My dear American friends: I, Mohammed bin Salman, Crown Prince of Saudi Arabia, wish to offer perspective on the unfortunate passing of Saudi citizen Jamal Khashoggi. Prepare yourselves.
To begin, your CIA is mistaken—again. I told your president I had nothing to do with Mr. Khashoggi’s untimely demise. As he knows, when a foreign leader says “I didn’t do it” (do not see The Simpsons, season 5, episode 12), he didn’t do it. Mr. Khashoggi was strangled and dismembered. We Saudis only behead people—those who offend Islam as we define it, or commit murder (unless blood money is paid), adultery or witchcraft. I know. I not only represent Saudi law, I amthe law.
We seem to have a culture gap. Americans feel uneasy that Saudis (men only) wear beards like the Prophet, Jesus and ZZ Top, while Saudi women conceal themselves in public (eye slits do not restrict vision that much). This leads to confusion, such as Saudi’s “role” in 9/11.
Fully FOUR of the 19 hijackers were citizens of nations other than Saudi Arabia. Do the math. That’s a humongous (I love American slang) 21%. You would be thrilled if your portfolio increased 21% every year so you could experienced something of the financial fantasy enjoyed by loyal Saudi princes.

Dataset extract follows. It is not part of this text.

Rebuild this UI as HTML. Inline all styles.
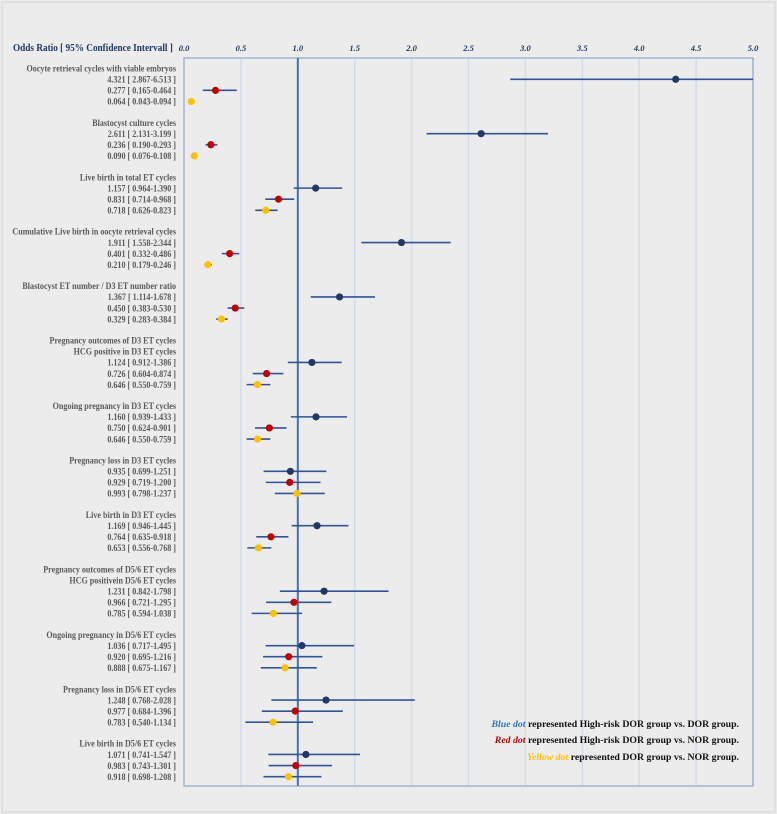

Also, some people think that as “kingpin” of OPEC, Saudi instigated oil’s rapid price rise in October 1973—and the West’s subsequent economic plunge—to hurt nations that supported Israel after Egypt and Syria attacked the self-proclaimed Jewish state. Fake news. We merely used the marketplace to express solidarity with our Arab brothers and attempt to forestall global warming. We know hot weather. And if we love big, high-performance automobiles, there are only 34 million Saudis among the planet’s 7-plus billion people. Again, do the math. How much pollution can the Kingdom produce?

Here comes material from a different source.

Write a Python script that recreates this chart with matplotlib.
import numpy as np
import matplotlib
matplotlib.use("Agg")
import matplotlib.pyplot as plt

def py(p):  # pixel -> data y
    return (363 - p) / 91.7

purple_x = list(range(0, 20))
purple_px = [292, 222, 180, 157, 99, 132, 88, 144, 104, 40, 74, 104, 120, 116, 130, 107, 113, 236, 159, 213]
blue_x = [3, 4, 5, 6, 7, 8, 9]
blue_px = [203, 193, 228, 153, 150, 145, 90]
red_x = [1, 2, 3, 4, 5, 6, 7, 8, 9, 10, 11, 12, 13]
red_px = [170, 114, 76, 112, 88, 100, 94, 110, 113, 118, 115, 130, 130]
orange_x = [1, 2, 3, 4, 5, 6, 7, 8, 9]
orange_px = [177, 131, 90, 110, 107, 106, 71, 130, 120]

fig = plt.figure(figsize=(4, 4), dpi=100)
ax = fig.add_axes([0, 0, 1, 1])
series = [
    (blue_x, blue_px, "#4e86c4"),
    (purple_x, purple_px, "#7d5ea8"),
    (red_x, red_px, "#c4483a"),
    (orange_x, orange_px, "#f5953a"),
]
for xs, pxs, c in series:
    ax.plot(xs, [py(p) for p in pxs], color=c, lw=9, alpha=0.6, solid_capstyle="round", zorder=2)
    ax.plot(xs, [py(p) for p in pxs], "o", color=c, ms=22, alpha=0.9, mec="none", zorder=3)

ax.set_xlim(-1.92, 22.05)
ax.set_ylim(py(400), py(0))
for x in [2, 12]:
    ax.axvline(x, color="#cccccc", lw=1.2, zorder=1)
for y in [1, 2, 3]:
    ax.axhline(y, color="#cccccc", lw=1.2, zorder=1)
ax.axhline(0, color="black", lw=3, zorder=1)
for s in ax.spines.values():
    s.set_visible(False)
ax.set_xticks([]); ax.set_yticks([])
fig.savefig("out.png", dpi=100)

Finally, do not take this Khashoggi nonsense as personal. It’s only business. My good friend Donald, who also loves gilt furniture and gold toilet seats—has explained that Saudi Arabia will purchase over $100 billion of U.S. weapons. What is a smattering of red blood against blue-collar jobs and corporate profits for white people?
In sum, America needs Saudi Arabia to depress oil prices and increase sales of American arms so we can defend your nation against our treacherous Arab brothers—Yemeni Shiites backed by Iran! Besides, their children would only grow up to be terrorists.
And without us, Jared Kushner’s secret peace plan for Israel and the Palestinians doesn’t stand a chance. Remember, Mr. Trump keeps campaigning to make America great again. Of course, he’s only had two years in office. Until America means something, the Kingdom will protect you.
A century ago, your President Calvin Coolidge said, “The business of America is business.” Would you risk your economy—especially after General Motors announced massive layoffs—by offending my Kingdom? Mr. Trump warns that we will buy arms from Russia and China, each headed by a good friend of his but nonetheless a hard-headed businessperson (I am PC).
I conclude that a so-called journalist lacking loyalty to his country (namely me) fell to a conspiracy of which I, as all-powerful Crown Prince, knew nothing. Actually, I was shocked! So dry your crocodile tears and get down to business by minding your own.